LSEG's financial health is closely tied to the broader economy, making it vulnerable to macroeconomic headwinds. A global recession would likely lead to lower trading volumes across asset classes, a slowdown in initial public offerings (IPOs), and reduced corporate spending on data and analytics. While its data subscription model provides a degree of recurring revenue, a prolonged economic downturn could force clients to cut back on services, impacting this key growth engine. High interest rates also pose a risk by dampening corporate deal-making and borrowing, which can negatively affect the Group's capital markets and post-trade businesses.
The competitive landscape, especially in financial data, represents LSEG's most significant long-term challenge. Following the acquisition of Refinitiv, the company is in direct competition with entrenched and powerful players like Bloomberg and FactSet. Gaining market share requires substantial and continuous investment in technology, product innovation, and sales, with no guarantee of success. In its traditional exchange business, LSEG faces pressure from other major exchange operators like ICE and CME Group, as well as the long-term disruptive potential from new technologies like decentralized finance (DeFi) that could one day bypass traditional market infrastructure.
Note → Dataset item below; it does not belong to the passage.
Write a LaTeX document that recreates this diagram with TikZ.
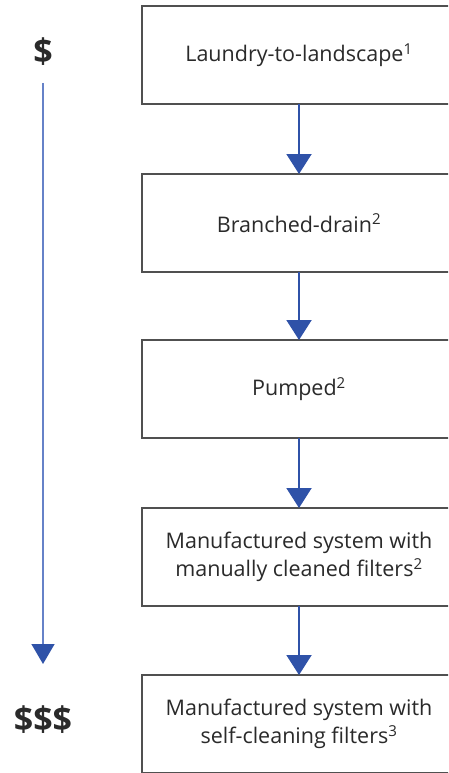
\documentclass[tikz,border=0pt]{standalone}
\usepackage{fontspec}
\setmainfont{Open Sans}
\usepackage{xcolor}
\usetikzlibrary{arrows.meta}
\definecolor{flowblue}{HTML}{2F52A8}
\definecolor{costblue}{HTML}{6682C8}
\definecolor{boxgray}{HTML}{505050}
\definecolor{textgray}{HTML}{2A2A2A}

\begin{document}
\begin{tikzpicture}[x=1pt,y=-1pt,
  stage/.style={draw=boxgray, line width=2pt, fill=white, minimum width=314pt, minimum height=98pt,
    outer sep=0pt, align=center, text=textgray, font=\fontsize{21.5}{28}\selectfont},
  flow/.style={flowblue, line width=2pt, -{Triangle[width=25pt,length=20pt]}},
  cost/.style={font=\bfseries\fontsize{34}{36}\selectfont, text=textgray}]
\useasboundingbox (0,0) rectangle (448,773);
\clip (0,0) rectangle (448,773);

\node [stage] (laundry) at (299,55) {Laundry-to-landscape\textsuperscript{1}};
\node [stage] (branched) at (299,223) {Branched-drain\textsuperscript{2}};
\node [stage] (pumped) at (299,389) {Pumped\textsuperscript{2}};
\node [stage] (manual) at (299,557) {Manufactured system with\\manually cleaned filters\textsuperscript{2}};
\node [stage] (selfclean) at (299,724) {Manufactured system with\\self-cleaning filters\textsuperscript{3}};

\draw [flow] (laundry) -- (branched);
\draw [flow] (branched) -- (pumped);
\draw [flow] (pumped) -- (manual);
\draw [flow] (manual) -- (selfclean);

% cost scale
\node [cost] (low) at (43,52) {\$};
\node [cost] (high) at (43,720) {\$\$\$};
\coordinate (top) at (43,83);
\coordinate (bottom) at (43,664);
\draw [costblue, line width=1.5pt, -{Triangle[width=23pt,length=20pt,color=flowblue]}] (top) -- (bottom);

\end{tikzpicture}
\end{document}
From a company-specific and regulatory standpoint, LSEG carries several key risks. The massive ~£27 billion Refinitiv acquisition, while strategic, added significant debt to the balance sheet and the complex integration process is still ongoing. Failing to fully realize the promised cost and revenue synergies would undermine the deal's value proposition and weigh on shareholder returns. Politically, LSEG remains exposed to regulatory shifts, particularly the unresolved relationship between the UK and EU financial markets post-Brexit. Its clearing house, LCH, handles a vast amount of euro-denominated derivatives, and any adverse regulatory decisions from the EU regarding its access could significantly disrupt this highly profitable business segment.